Giornata mondiale dell'Alzheimer, Locatelli: "Coinvolge tutta la famiglia"
Il 21 settembre è l'occasione per riflettere sulla malattia. A che punto è la ricerca di nuovi farmaci e quanti casi ci sono in Italia
Oggi è la Giornata mondiale dell’Alzheimer, un’occasione per riflettere sulla malattia e fare il punto su diagnosi e prevenzione. Tante le iniziative anche in Italia: stasera (alle 20 e fino all’una di domenica 22 settembre) la facciata di Montecitorio si illuminerà di viola, come il colore del “non ti scordar di me”, fiore simbolo della malattia.
“L’Alzheimer non è una semplice patologia che riguarda la persona, è una condizione che coinvolge tutta la famiglia e che spesso quando viene diagnosticata sconvolge e travolge la vita”, sottolinea la ministra per la Disabilità, Alessandra Locatelli. “Lentamente – continua – si insinua nelle giornate, tra le abitudini e troppo velocemente cambia i rapporti e modifica le relazioni. Ma l’amore resiste. E ha dato la forza a tante famiglie di unirsi e di parlare della malattia di Alzheimer, della solitudine e dei dispiaceri, ma ha dato anche la possibilità di confrontarsi e di parlarne, di farsi coraggio a vicenda, di unirsi per capire di più, per comprendere meglio sintomi e cure, per sostenere la ricerca. L’amore c’è e ti spinge a sorridere e a lottare anche quando dentro il tuo cuore tutto è sgretolato e incerto”.
I numeri dell’Alzheimer
Si stima che nel mondo siano più di 55 milioni i casi di demenza, la cui forma più comune è la malattia di Alzheimer. In Italia attualmente sono circa due milioni le persone con demenza, disturbo neuro cognitivo maggiore o con una forma di declino cognitivo lieve, di cui il 50-60% affetti da Alzheimer. Circa quattro milioni sono i loro familiari.

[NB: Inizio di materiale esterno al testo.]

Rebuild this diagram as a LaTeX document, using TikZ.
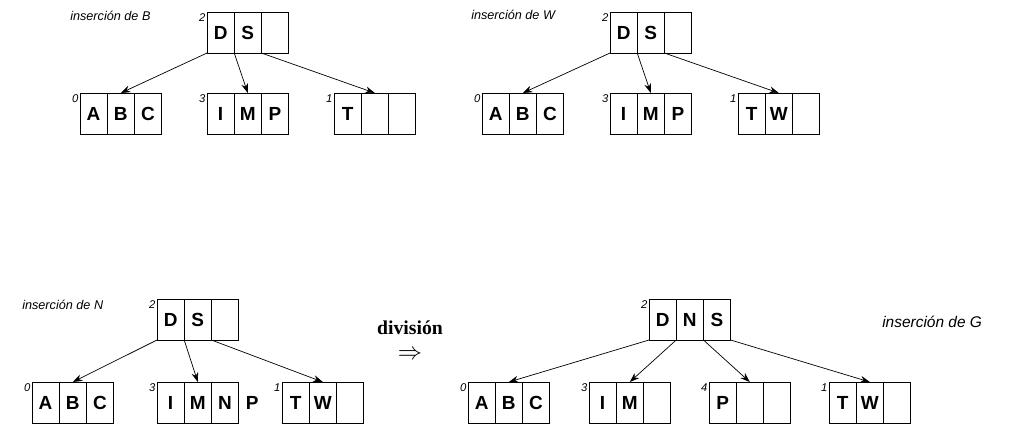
\documentclass[tikz,border=0pt]{standalone}
\usepackage{fontspec}
\setmainfont{Liberation Serif}
\setsansfont{Liberation Sans}
\usepackage{tikz}
\usetikzlibrary{positioning, arrows.meta}
\newcommand{\celdaancho}{0.68cm}
\newcommand{\nodo}[6]{%
	\node[celda, anchor=north west] (#1a) at (#2) {#3};
	\node[celda, right=0pt of #1a] (#1b) {#4};
	\node[celda, right=0pt of #1b] (#1c) {#5};
	\node[nivel, anchor=north east] (#1n) at (#1a.north west) {#6};}

\begin{document}
\begin{tikzpicture}[x=0.025cm, y=-0.025cm]
	\tikzstyle{celda}=[draw=black, line width=0.6pt, minimum width=\celdaancho, minimum height=1.025cm, inner sep=0pt, outer sep=0pt, font=\sffamily\bfseries\fontsize{13.5}{15}\selectfont]
	\tikzstyle{nivel}=[inner sep=1pt, font=\sffamily\itshape\fontsize{8}{9}\selectfont]
	\tikzstyle{titulo}=[anchor=west, inner sep=0pt, font=\sffamily\itshape\fontsize{9}{10}\selectfont]
	\tikzstyle{puntero}=[-{Stealth[length=2.4mm,width=1.7mm]}, line width=0.5pt]

	\useasboundingbox (0,0) rectangle (1020,423);

	% insercion de B
	\node[titulo] (tb) at (70,16) {inserción de B};
	\nodo{ar}{207,12}{D}{S}{}{2}
	\nodo{ah1}{80,93}{A}{B}{C}{0}
	\nodo{ah2}{207,93}{I}{M}{P}{3}
	\nodo{ah3}{334,93}{T}{}{}{1}
	\draw[puntero] (ara.south west) -- (ah1b.north);
	\draw[puntero] (arb.south west) -- (ah2b.north);
	\draw[puntero] (arc.south west) -- (ah3b.north);

	% insercion de W
	\node[titulo] (tw) at (471,15) {inserción de W};
	\nodo{br}{610,12}{D}{S}{}{2}
	\nodo{bh1}{482,93}{A}{B}{C}{0}
	\nodo{bh2}{610,93}{I}{M}{P}{3}
	\nodo{bh3}{738,93}{T}{W}{}{1}
	\draw[puntero] (bra.south west) -- (bh1b.north);
	\draw[puntero] (brb.south west) -- (bh2b.north);
	\draw[puntero] (brc.south west) -- (bh3b.north);

	% insercion de N
	\node[titulo] (tn) at (22,305) {inserción de N};
	\nodo{cr}{157,299}{D}{S}{}{2}
	\nodo{ch1}{32,382}{A}{B}{C}{0}
	\nodo{ch2}{157,382}{I}{M}{N}{3}
	\node[celda, draw=none, right=0pt of ch2c] (chp) {P};
	\nodo{ch3}{282,382}{T}{W}{}{1}
	\draw[puntero] (cra.south west) -- (ch1b.north);
	\draw[puntero] (crb.south west) -- (ch2b.north);
	\draw[puntero] (crc.south west) -- (ch3b.north);

	% division
	\node[inner sep=0pt] (div) at (410,328) {\bfseries\fontsize{14}{16}\selectfont división};
	\node[inner sep=0pt] (flecha) at (410,355) {\fontsize{17}{18}\selectfont$\Rightarrow$};

	% insercion de G
	\node[titulo, font=\sffamily\itshape\fontsize{11}{12}\selectfont] (tg) at (882,322) {inserción de G};
	\nodo{dr}{649,299}{D}{N}{S}{2}
	\nodo{dh1}{468,382}{A}{B}{C}{0}
	\nodo{dh2}{589,382}{I}{M}{}{3}
	\nodo{dh3}{709,382}{P}{}{}{4}
	\nodo{dh4}{829,382}{T}{W}{}{1}
	\draw[puntero] (dra.south west) -- (dh1b.north);
	\draw[puntero] (drb.south west) -- (dh2b.north);
	\draw[puntero] (drc.south west) -- (dh3b.north);
	\draw[puntero] (drc.south east) -- (dh4b.north);
\end{tikzpicture}
\end{document}
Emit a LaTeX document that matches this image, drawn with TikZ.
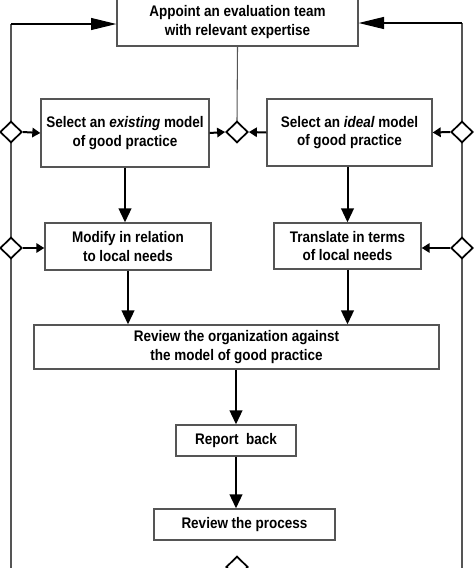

“Quella legata alle demenze è una delle più grandi e complesse sfide per i sistemi sanitari mondiali – sottolinea Nicola Vanacore, direttore dell’Osservatorio Demenze dell’Iss -. L’aumento dei casi associato alla storia naturale della malattia, caratterizzata da declino progressivo delle funzioni cognitive, disturbi psico-comportamentali e conseguente progressiva perdita dell’autonomia, obbligano a considerarla una priorità”.
Sperimentazioni e nuove cure
La storia delle sperimentazioni farmacologiche che puntano a una terapia che modifichi il decorso dell’ Alzheimer è lunga oltre trent’anni. Negli ultimi due decenni, enormi sforzi economici hanno permesso di indagare terapie altamente innovative, con l’obiettivo di individuare molecole capaci di modificare la storia naturale della malattia (Disease-Modifying Therapies). Allo stato attuale, tuttavia, nessun farmaco in grado di interferire con la progressione della demenza è disponibile.
Due anticorpi monoclonali diretti contro le diverse forme di aggregati amiloidei sono stati approvati dalla Food and Drug Administration (FDA) per la commercializzazione negli Stati Uniti, uno di questi è stato approvato anche nel Regno Unito. L’Agenzia europea dei medicinali (Ema) ha invece rifiutato l’autorizzazione alla immissione in commercio in Europa dei farmaci in questione.
Le molecole sperimentate, pur presentando capacità di rimozione delle placche amiloidee a livello cerebrale, hanno mostrato una minima efficacia, nelle prime fasi della malattia, nel rallentare il declino cognitivo, con ricadute funzionali scarsamente quantificabili, a fronte della segnalazione di eventi avversi talvolta gravi.
L’obiettivo? Iss: “Rallentare la progressione della malattia”
Il dibattito in sede scientifica, regolatoria e delle Associazioni dei familiari a livello internazionale è acceso, soprattutto in relazione al diverso atteggiamento tenuto dagli Enti regolatori statunitensi e del Regno unito rispetto a quelli europei. “Un ambito di ricerca parallelo – dicono dall’Iss – riguarda poi terapie già in commercio per il trattamento di altre patologie. Questi farmaci, sulla base di una plausibilità biologica, sono sperimentati con lo scopo di testarne la capacità di rallentare la progressione di demenza o di conversione da declino cognitivo lieve o medio a demenza, intervenendo sui principali fattori di rischio noti, come quelli cardiovascolari e metabolici”.